Applicability of the Indemnification Clause
The court highlighted that the indemnification provision explicitly required BPRC to indemnify the City for any claims arising from the use of the premises, which included claims resulting from BPRC's operations. It determined that the broad language of the indemnification clause—using terms like “any and all” and “of whatever kind or nature”—clearly indicated an intention to cover a wide range of claims, including those based on negligence. The court pointed out that similar provisions had previously been found enforceable in other cases, affirming that parties could allocate risk through indemnification clauses as long as the terms were negotiated fairly. Furthermore, the court reasoned that the inclusion of an insurance requirement strengthened the enforceability of the indemnification provision, as it meant that the financial implications of the indemnification would ultimately be managed by insurance rather than directly by BPRC.
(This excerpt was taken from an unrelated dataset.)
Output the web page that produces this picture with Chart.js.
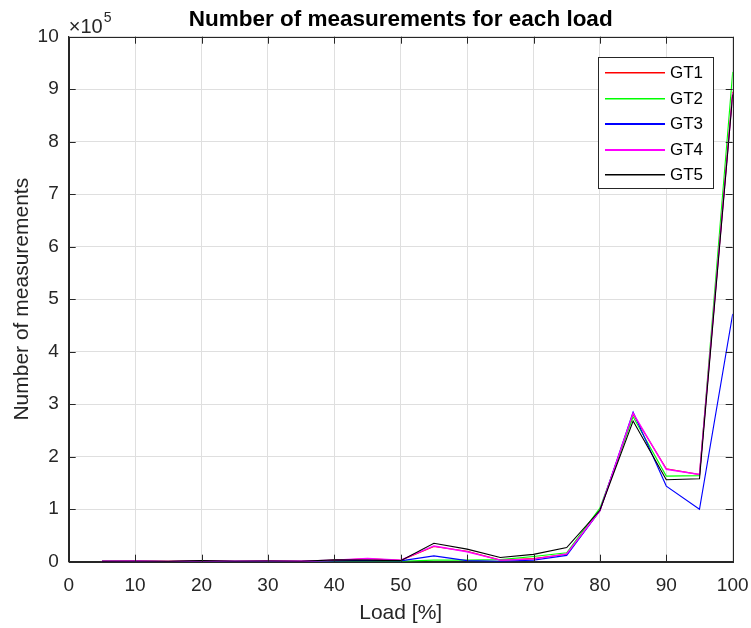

Rejection of BPRC's Arguments
The court found BPRC’s argument that the City’s motion for summary judgment was premature due to the lack of discovery unpersuasive. BPRC had not provided sufficient evidence to support its claim that further discovery would yield relevant information, which is a necessary condition to defeat a summary judgment motion. The court reiterated the principle that mere speculation about the need for discovery is not adequate to delay judgment. Additionally, the court noted that BPRC's assertion regarding the City’s potential negligence was not enough to prevent the enforcement of the indemnification clause, especially given the clear language of the agreements. Ultimately, the court concluded that the presence of a robust indemnification clause coupled with an insurance provision justified granting the City's motion for summary judgment.
Conclusion on Summary Judgment
In its conclusion, the court affirmed that the City was entitled to summary judgment on its cross-claim for indemnification against BPRC. The reasoning centered on the effectiveness of the indemnification provisions contained in the contracts, which were deemed enforceable despite the possibility of the City’s negligence being implicated. The court also denied BPRC’s motion to amend its answer as it was rendered academic by the decision. The ruling underscored the importance of clear contract language and the enforceability of indemnification clauses in agreements between sophisticated parties, especially when such clauses are fortified by insurance requirements.